Sixties retro won't fly
Ken, the lovable (and red and scratchy) Brickmuppet, has gone completely overboard in responding to one of my comments on his earlier space post. Brickmuppet's first post was about NASA's new Constellation project - which intends to build a disposable crew capsule that is eerily similar to the Apollo capsule of forty years past. But bigger! With electronics! Brickmuppet was excited about this development. But then he's a wet-behind-the-ears youngster of 35. But with the vast experience and jaded cynisism that my 36 years have given me, I have less reason for joy. I think that NASA is congenitally unable to conceive, let alone design and operate, a functional manned space program leading to a permanent presence in space achieved through lowered cost of access to orbit. In short, not gonna happen, and I don't like the dry itchy feeling of NASA blowing smoke up my ass with a sixties retro space program spun as exciting and new developments in space.
Honestly, I'd like to believe that this was cool, and would lead to something good. But I just can't. Brickmuppet followed up on my comment with an extensive and well researched post. I've started posts like his, but depression and ennui generally kill the project after a few minutes. He even throws in a pic of what he somehow knew that I would love to see more than anything else. I steal and present it here:

But Brickmuppet's obsequious (but welcome) praise will not distract me from my goal:
The great and wise Buckethead
You can't use the Jedi mind trick on me, I am immune to your powers.
His arguments are not without merit.
From gushing praise to damning with faint praise in one paragraph! Sheesh!
The thing is, everything Ken says short of the last few paragraph supports my argument that NASA is unfit and incapable of doing what they claim they are going to do with Constellation. We're sympatico on that. Where I disagree is with his belief that Constellation will not adversely effect private space development. NASA has always viewed the private sector as a competitor. Further, Constellation will compete with private launch, not just because NASA will try to block private development, but because private devlopment will be hindered by the availability of subsidized manned space flight. And further further, NASA is so repugnant to me because they won't do what's right, and won't let anyone else do it either. This is the classic endstate of a bureaucratic organization.
A lot of people have been slagging heavy lift, for little reason. In fact, that very topic is one of the posts I couldn't finish because it made me cry. It's not so much that there's a problem with the hardware - shuttle components could easily be configured into a reasonable heavy lift vehicle, as I've stated here before. The problem is that, up til now and for the foreseeable future, NASA will own those components. The only solution is to kill NASA and release those designs as open source hardware. Other people could make better, and more innovative use of them; and not spend billions in infrastructure and labor costs to use them just three times a year.
Is the NASA architecture viable economically? Is it spiffy and cutting edge? No.

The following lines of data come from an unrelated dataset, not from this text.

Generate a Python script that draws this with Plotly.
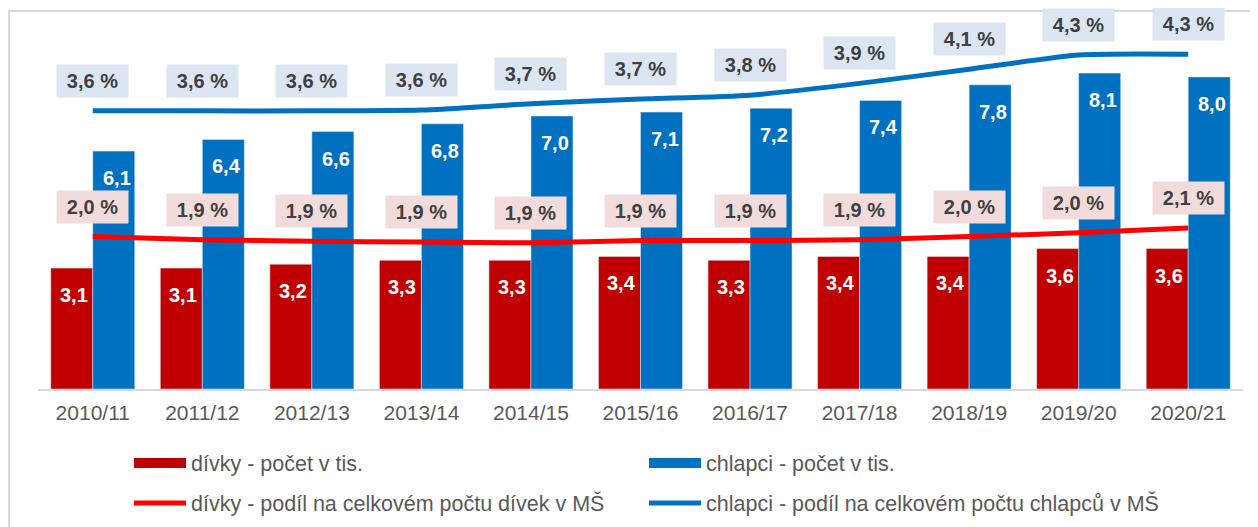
import plotly.graph_objects as go

years = ["2010/11", "2011/12", "2012/13", "2013/14", "2014/15", "2015/16",
         "2016/17", "2017/18", "2018/19", "2019/20", "2020/21"]
girls_count = [3.1, 3.1, 3.2, 3.3, 3.3, 3.4, 3.3, 3.4, 3.4, 3.6, 3.6]
boys_count = [6.1, 6.4, 6.6, 6.8, 7.0, 7.1, 7.2, 7.4, 7.8, 8.1, 8.0]
girls_share = [1.99, 1.95, 1.93, 1.92, 1.91, 1.94, 1.94, 1.95, 1.99, 2.04, 2.10]
boys_share = [3.59, 3.59, 3.59, 3.60, 3.68, 3.74, 3.79, 3.94, 4.12, 4.30, 4.31]

names = ["dívky - počet v tis.", "chlapci - počet v tis.",
         "dívky - podíl na celkovém počtu dívek v MŠ",
         "chlapci - podíl na celkovém počtu chlapců v MŠ"]

RED_BAR = "#C00000"
BLUE = "#0070C0"
RED_LINE = "#FF0000"
FONT = "Arial, Liberation Sans, sans-serif"

def fmt(v):
    return f"{v:.1f}".replace(".", ",")

fig = go.Figure()
fig.add_trace(go.Bar(x=years, y=girls_count, marker_color=RED_BAR, name=names[0],
                     showlegend=False, yaxis="y"))
fig.add_trace(go.Bar(x=years, y=boys_count, marker_color=BLUE, name=names[1],
                     showlegend=False, yaxis="y"))
fig.add_trace(go.Scatter(x=years, y=girls_share, mode="lines", name=names[2],
                         line=dict(color=RED_LINE, width=5, shape="spline", smoothing=0.6),
                         yaxis="y2", showlegend=False))
fig.add_trace(go.Scatter(x=years, y=boys_share, mode="lines", name=names[3],
                         line=dict(color=BLUE, width=5, shape="spline", smoothing=0.6),
                         yaxis="y2", showlegend=False))

# legend entries (one legend per entry so each can be placed freely)
legend_colors = [RED_BAR, BLUE, RED_LINE, BLUE]
legend_widths = [11, 11, 5, 5]
legend_ids = ["legend", "legend2", "legend3", "legend4"]
for nm, col, wd, lid in zip(names, legend_colors, legend_widths, legend_ids):
    fig.add_trace(go.Scatter(x=[None], y=[None], mode="lines", name=nm,
                             line=dict(color=col, width=wd), legend=lid))

annotations = []
for yr, v in zip(years, girls_count):
    annotations.append(dict(x=yr, y=v, xref="x", yref="y", text=fmt(v), showarrow=False,
                            yanchor="top", yshift=-14, xshift=-19,
                            font=dict(family=FONT, size=20, color="white", weight="bold")))
for yr, v in zip(years, boys_count):
    annotations.append(dict(x=yr, y=v, xref="x", yref="y", text=fmt(v), showarrow=False,
                            yanchor="top", yshift=-14, xshift=24,
                            font=dict(family=FONT, size=20, color="white", weight="bold")))
for yr, v in zip(years, girls_share):
    annotations.append(dict(x=yr, y=v, xref="x", yref="y2", text=fmt(v) + " %", showarrow=False,
                            yshift=30, bgcolor="#F2DCDB", borderpad=5, width=61, height=22,
                            font=dict(family=FONT, size=20, color="#404040", weight="bold")))
for yr, v in zip(years, boys_share):
    annotations.append(dict(x=yr, y=v, xref="x", yref="y2", text=fmt(v) + " %", showarrow=False,
                            yshift=30, bgcolor="#DCE6F2", borderpad=5, width=61, height=22,
                            font=dict(family=FONT, size=20, color="#404040", weight="bold")))

OFF = 8  # page body margin
W, H = 1258 - OFF, 527 - OFF
L, R = 38 - OFF, 1258 - 1243
T = 20 - OFF
PLOT_BOTTOM = 389 - OFF
B = H - PLOT_BOTTOM
pw, ph = W - L - R, H - T - B

def px2x(px):
    return (px - OFF - L) / pw

def py2y(py):
    return (PLOT_BOTTOM - (py - OFF)) / ph

def cx(px):
    return (px - OFF) / W

def cy(py):
    return 1 - (py - OFF) / H

legend_common = dict(orientation="h", xanchor="left", yanchor="middle",
                     xref="container", yref="container", itemwidth=52,
                     bgcolor="rgba(0,0,0,0)",
                     font=dict(size=21.5, color="#595959"))
legend_pos = [(129, 463), (644, 463), (129, 503), (644, 503)]

layout_legends = {lid: dict(x=cx(px), y=cy(py), **legend_common)
                  for lid, (px, py) in zip(legend_ids, legend_pos)}

fig.update_layout(
    width=W, height=H,
    margin=dict(l=L, r=R, t=T, b=B, autoexpand=False),
    plot_bgcolor="white", paper_bgcolor="white",
    barmode="group", bargap=0.233, bargroupgap=0,
    font=dict(family=FONT, color="#595959"),
    xaxis=dict(type="category", showline=True, linecolor="#D9D9D9", linewidth=1.5,
               ticks="", showgrid=False, tickfont=dict(size=21, color="#595959"),
               ticklabelstandoff=4),
    yaxis=dict(range=[0, ph / 39.0], visible=False),
    yaxis2=dict(range=[0.05, 0.05 + ph / 78.57], overlaying="y", visible=False),
    annotations=annotations,
    shapes=[dict(type="rect", xref="paper", yref="paper",
                 x0=px2x(9), x1=px2x(1300), y0=py2y(600), y1=py2y(11),
                 line=dict(color="#D9D9D9", width=2), layer="below")],
    **layout_legends,
)

fig.write_html("out.html")
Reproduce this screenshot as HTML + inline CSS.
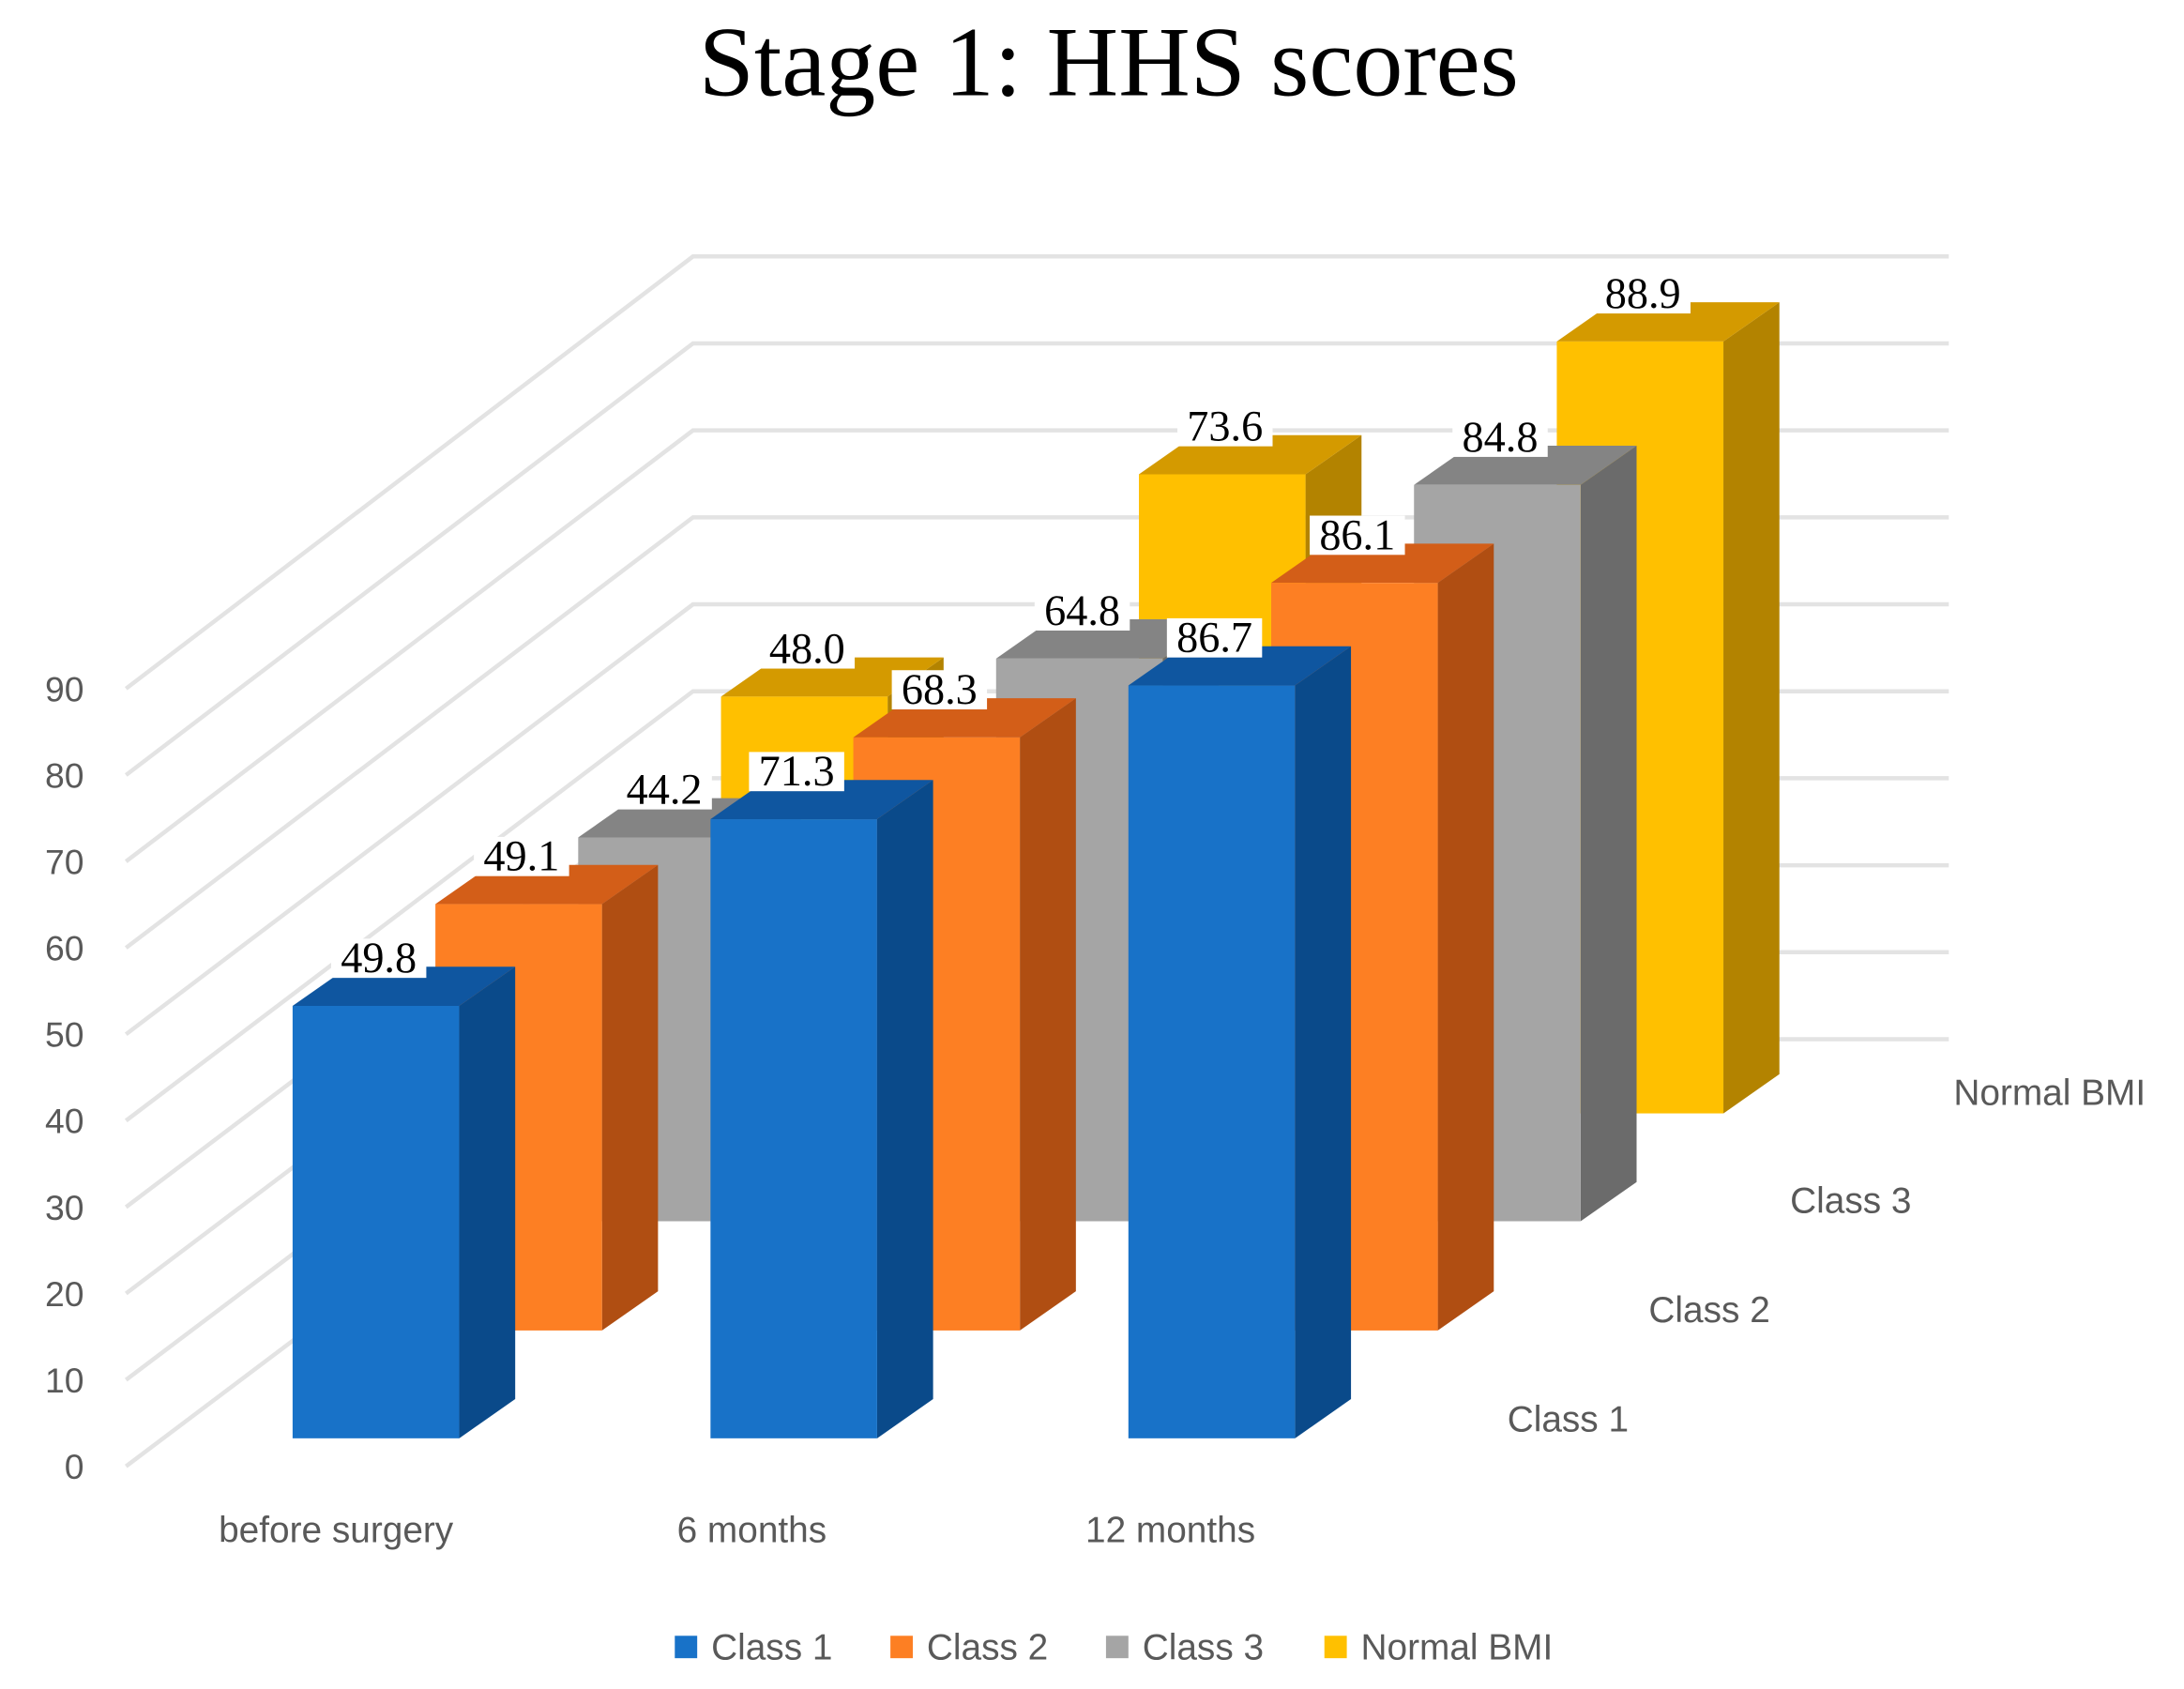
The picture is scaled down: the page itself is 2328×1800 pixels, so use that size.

But private industry will be, and they will compete and try new and risky things to tap into the space market. The constellation retro-rockets are a temporary fix, and a means of jump starting a manned space program that was boldly going nowhere.
In a generation NASA will be buying its spacecraft from the same companies that will be building them for space hotels, asteroid mining companies and even colonists heading to the Moon, Mars, the asteroids,and maybe Titan.
Exactly. That's why the Constellation is so much wanking. If it never flies, its useless. If it does, it's either pathetically redundant next to Rutan's SpaceShipFour or whatever - or it kept that ship from flying.
[wik] I forgot to mention, Brickmuppet hits the nail on the head with this one, too. Talking about Space-X's antitrust lawsuit against the big aerospace companies, BM says:
This could break open the door to commercial space...or nail it shut
That's good and bad. On one hand, the ambiguities of the current situation could really be in favor of the small space startups. If this goes badly for Space-X, then the future spins clockwise out of the picture.